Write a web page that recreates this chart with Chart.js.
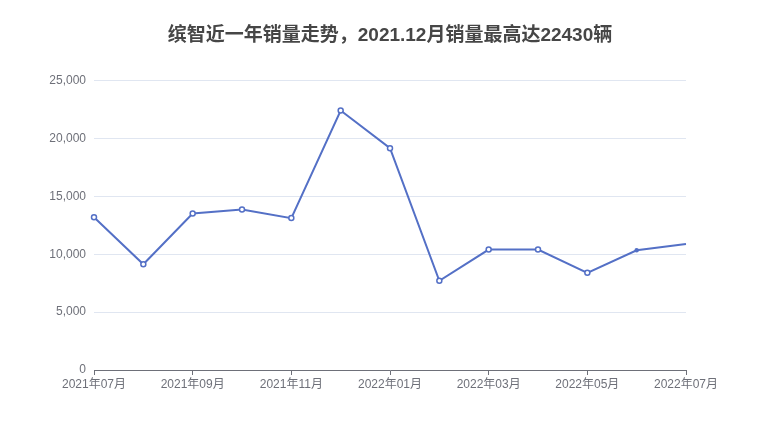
<!DOCTYPE html>
<html>
<head>
<meta charset="utf-8">
<script src="https://cdn.jsdelivr.net/npm/chart.js@4/dist/chart.umd.min.js"></script>
<style>
  html, body { margin: 0; padding: 0; background: #fff; }
  #wrap { width: 780px; height: 440px; }
</style>
</head>
<body>
<div id="wrap"><canvas id="chart"></canvas></div>
<script>
// monthly sales of the Vezel-class model
const months = ['2021年07月', '2021年08月', '2021年09月', '2021年10月', '2021年11月', '2021年12月',
    '2022年01月', '2022年02月', '2022年03月', '2022年04月', '2022年05月', '2022年06月', '2022年07月'];
const sales = [13200, 9140, 13530, 13880, 13130, 22430, 19170, 7710, 10410, 10410, 8400, 10350, 10900];
const yTicks = [0, 5000, 10000, 15000, 20000, 25000];

const titleText = '缤智近一年销量走势，2021.12月销量最高达22430辆';
const fontFamily = '"Liberation Sans", "Noto Sans CJK SC", sans-serif';
const lineColor = '#5470c6';
const axisColor = '#6e7079';

const ctx = document.getElementById('chart').getContext('2d');

new Chart(ctx, {
    type: 'line',
    data: {
        labels: months,
        datasets: [{
            data: sales,
            borderColor: lineColor,
            borderWidth: 2,
            tension: 0,
            fill: false,
            pointBackgroundColor: (c) => c.dataIndex === 11 ? lineColor : '#fff',
            pointBorderColor: lineColor,
            pointBorderWidth: 1.5,
            pointRadius: (c) => c.dataIndex === 12 ? 0 : (c.dataIndex === 11 ? 1.5 : 2.5),
        }]
    },
    options: {
        responsive: true,
        maintainAspectRatio: false,
        animation: false,
        layout: { padding: 0 },
        scales: {
            x: {
                offset: false,
                afterFit: (s) => { s.height = 70; },
                border: { display: true, color: axisColor, width: 1 },
                grid: {
                    drawOnChartArea: false,
                    drawTicks: true,
                    tickLength: 5,
                    tickColor: (c) => (c.index % 2 === 0 ? axisColor : 'rgba(0,0,0,0)'),
                },
                ticks: {
                    autoSkip: false,
                    maxRotation: 0,
                    padding: 2,
                    color: axisColor,
                    font: { family: fontFamily, size: 12 },
                    callback: (v, i) => (i % 2 === 0 ? months[i] : ''),
                }
            },
            y: {
                min: yTicks[0],
                max: yTicks[yTicks.length - 1],
                afterFit: (s) => { s.width = 94; },
                afterBuildTicks: (s) => { s.ticks = yTicks.map(v => ({ value: v })); },
                border: { display: false },
                grid: { color: '#e0e6f1', drawTicks: false },
                ticks: {
                    padding: 8,
                    color: axisColor,
                    font: { family: fontFamily, size: 12 },
                    callback: (v) => v.toLocaleString('en-US'),
                }
            },
            // empty right axis, only keeps the plot symmetric so the title stays centred
            yRight: {
                position: 'right',
                min: yTicks[0],
                max: yTicks[yTicks.length - 1],
                afterFit: (s) => { s.width = 94; },
                border: { display: false },
                grid: { drawOnChartArea: false, drawTicks: false },
                ticks: { display: false },
            }
        },
        plugins: {
            legend: { display: false },
            tooltip: { enabled: false },
            title: {
                display: true,
                text: titleText,
                color: '#464646',
                font: { family: fontFamily, size: 19, weight: 'bold' },
                padding: { top: 24, bottom: 34 },
            }
        }
    }
});
</script>
</body>
</html>
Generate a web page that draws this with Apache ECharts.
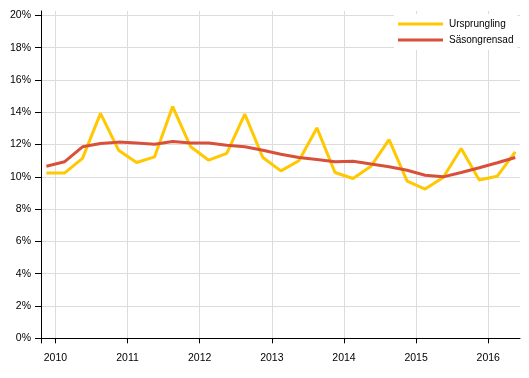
<!DOCTYPE html>
<html><head><meta charset="utf-8">
<script src="https://cdn.jsdelivr.net/npm/echarts@6/dist/echarts.min.js"></script>
<style>html,body{margin:0;padding:0;background:#fff}#c{width:529px;height:378px}</style>
</head><body><div id="c"></div>
<script>
const quarters = ["2009Q4",
  "2010Q1","2010Q2","2010Q3","2010Q4",
  "2011Q1","2011Q2","2011Q3","2011Q4",
  "2012Q1","2012Q2","2012Q3","2012Q4",
  "2013Q1","2013Q2","2013Q3","2013Q4",
  "2014Q1","2014Q2","2014Q3","2014Q4",
  "2015Q1","2015Q2","2015Q3","2015Q4",
  "2016Q1","2016Q2"];
const ursprungling = [10.23, 10.23, 11.14, 13.93, 11.65, 10.89, 11.24, 14.35, 11.86, 11.03, 11.45, 13.88, 11.2, 10.37, 11.0, 13.03, 10.27, 9.9, 10.66, 12.31, 9.73, 9.24, 9.96, 11.76, 9.8, 10.04, 11.55];
const sasongrensad = [10.66, 10.93, 11.86, 12.06, 12.15, 12.09, 12.02, 12.19, 12.1, 12.1, 11.96, 11.86, 11.65, 11.4, 11.2, 11.08, 10.93, 10.97, 10.79, 10.62, 10.41, 10.1, 10.0, 10.27, 10.56, 10.87, 11.2];
const yearTicks = [2010, 2011, 2012, 2013, 2014, 2015, 2016];
const yTicks = [0, 2, 4, 6, 8, 10, 12, 14, 16, 18, 20];
const seriesNames = ["Ursprungling", "Säsongrensad"];

function qx(q) { return parseInt(q.slice(0, 4)) + (parseInt(q.slice(5)) - 0.5) / 4; }
function pairs(vals) { return quarters.map((q, i) => [qx(q), vals[i]]); }

const FONT = "'Liberation Sans', Arial, sans-serif";
const chart = echarts.init(document.getElementById('c'), null, {renderer: 'canvas'});
chart.setOption({
  animation: false,
  backgroundColor: '#fff',
  textStyle: {fontFamily: FONT},
  grid: {left: 41, right: 9, top: 11, bottom: 35, containLabel: false},
  legend: {
    orient: 'vertical', left: 394, top: 14, padding: [5, 4, 5, 4],
    backgroundColor: '#fff', icon: 'rect', itemWidth: 45, itemHeight: 3, itemGap: 6,
    textStyle: {fontFamily: FONT, fontSize: 10, color: '#000', padding: [0, 0, 0, 1]},
    data: seriesNames
  },
  xAxis: {
    type: 'value', min: 2009.8, max: 2016.44,
    axisLine: {show: true, lineStyle: {color: '#000', width: 1}},
    axisTick: {show: true, length: 5, customValues: yearTicks, lineStyle: {color: '#000'}},
    axisLabel: {customValues: yearTicks, formatter: v => String(Math.round(v)), color: '#000', fontSize: 10.5, fontFamily: FONT, margin: 10},
    splitLine: {show: true, lineStyle: {color: '#dcdcdc', width: 1}}
  },
  yAxis: {
    type: 'value', min: -0.29, max: 20.27,
    axisLine: {show: true, lineStyle: {color: '#000', width: 1}},
    axisTick: {show: true, length: 6, customValues: yTicks, lineStyle: {color: '#000'}},
    axisLabel: {customValues: yTicks, formatter: v => Math.round(v) + '%', color: '#000', fontSize: 10.5, fontFamily: FONT, margin: 10},
    splitLine: {show: true, lineStyle: {color: '#dcdcdc', width: 1}}
  },
  series: [
    {
      name: seriesNames[0], type: 'line', data: pairs(ursprungling),
      showSymbol: false, symbol: 'none', color: '#FFC800',
      lineStyle: {width: 3, color: '#FFC800'},
      markLine: {silent: true, symbol: ['none', 'none'], label: {show: false},
        lineStyle: {color: '#000', type: 'solid', width: 1}, data: [{yAxis: 0}]}
    },
    {
      name: seriesNames[1], type: 'line', data: pairs(sasongrensad),
      showSymbol: false, symbol: 'none', color: '#D9503A',
      lineStyle: {width: 3, color: '#D9503A'}
    }
  ]
});
</script></body></html>
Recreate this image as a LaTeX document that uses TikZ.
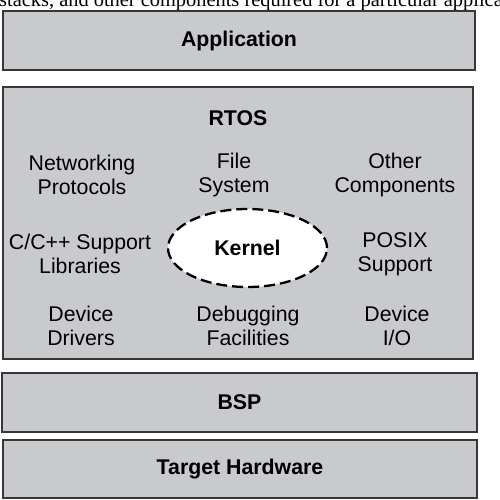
\documentclass[tikz,border=0pt]{standalone}
\usepackage{fontspec}
\setmainfont{Liberation Sans}
\newfontfamily\textserif{Liberation Serif}
\usetikzlibrary{shapes.geometric}
\definecolor{layergray}{RGB}{201,202,206}
\definecolor{layerline}{RGB}{55,55,55}
\tikzset{
  layer/.style={draw=layerline,line width=1.5pt,fill=layergray,inner sep=0pt},
  layertitle/.style={font=\fontsize{21.3}{24}\selectfont\bfseries},
  part/.style={align=center,font=\fontsize{21.3}{24}\selectfont}
}
\begin{document}
\begin{tikzpicture}[x=1pt,y=-1pt]
\useasboundingbox (0,0) rectangle (500,499);
\clip (0,0) rectangle (500,499);
\node(caption) at (-1,6)[anchor=base west,inner sep=0pt,font=\textserif\fontsize{20.4}{24}\selectfont] {stacks, and other components required for a particular application};

\node(app) at (239,40.5)[layer,minimum width=472,minimum height=59,layertitle] {Application};
\node(rtos) at (238,223)[layer,minimum width=470,minimum height=272] {};
\node(bsp) at (239.5,402.5)[layer,minimum width=475,minimum height=59,layertitle] {BSP};
\node(hw) at (240,469)[layer,minimum width=474,minimum height=58,layertitle] {Target Hardware};

\node(rtostitle) at (238,118)[layertitle] {RTOS};
\node(kernel) at (247.5,248)[shape=ellipse,draw,fill=white,line width=2.3pt,dash pattern=on 11pt off 5pt,minimum width=159,minimum height=78,layertitle] {Kernel};

\node(net) at (82,175)[part]  {Networking\\Protocols};
\node(fs) at (234,175)[part]  {File\\System};
\node(other) at (395,175)[part]  {Other\\Components};
\node(libs) at (80,254)[part]  {C/C++ Support\\Libraries};
\node(posix) at (395,254)[part]  {POSIX\\Support};
\node(drv) at (81,326)[part]  {Device\\Drivers};
\node(dbg) at (248,326)[part]  {Debugging\\Facilities};
\node(io) at (397,326)[part]  {Device\\I/O};
\end{tikzpicture}
\end{document}
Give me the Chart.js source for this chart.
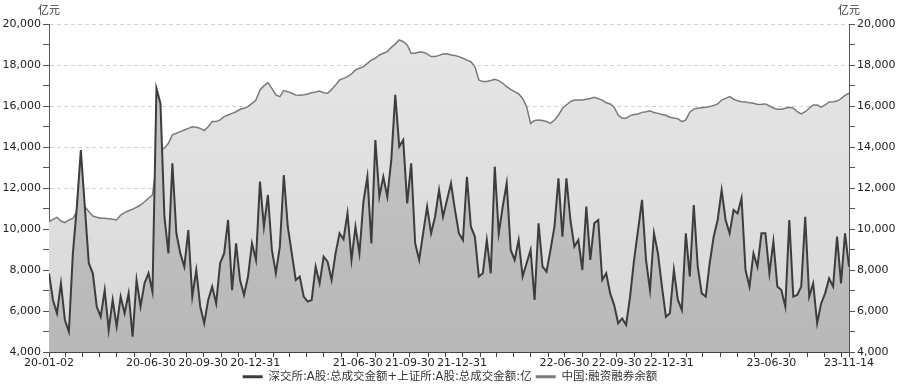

+---+

### Aim of the task
Filter the records above for lines containing the word "with", and copy those lines.

### Result below
Write a web page that recreates this chart with Chart.js.
Generate a web page that draws this with Apache ECharts.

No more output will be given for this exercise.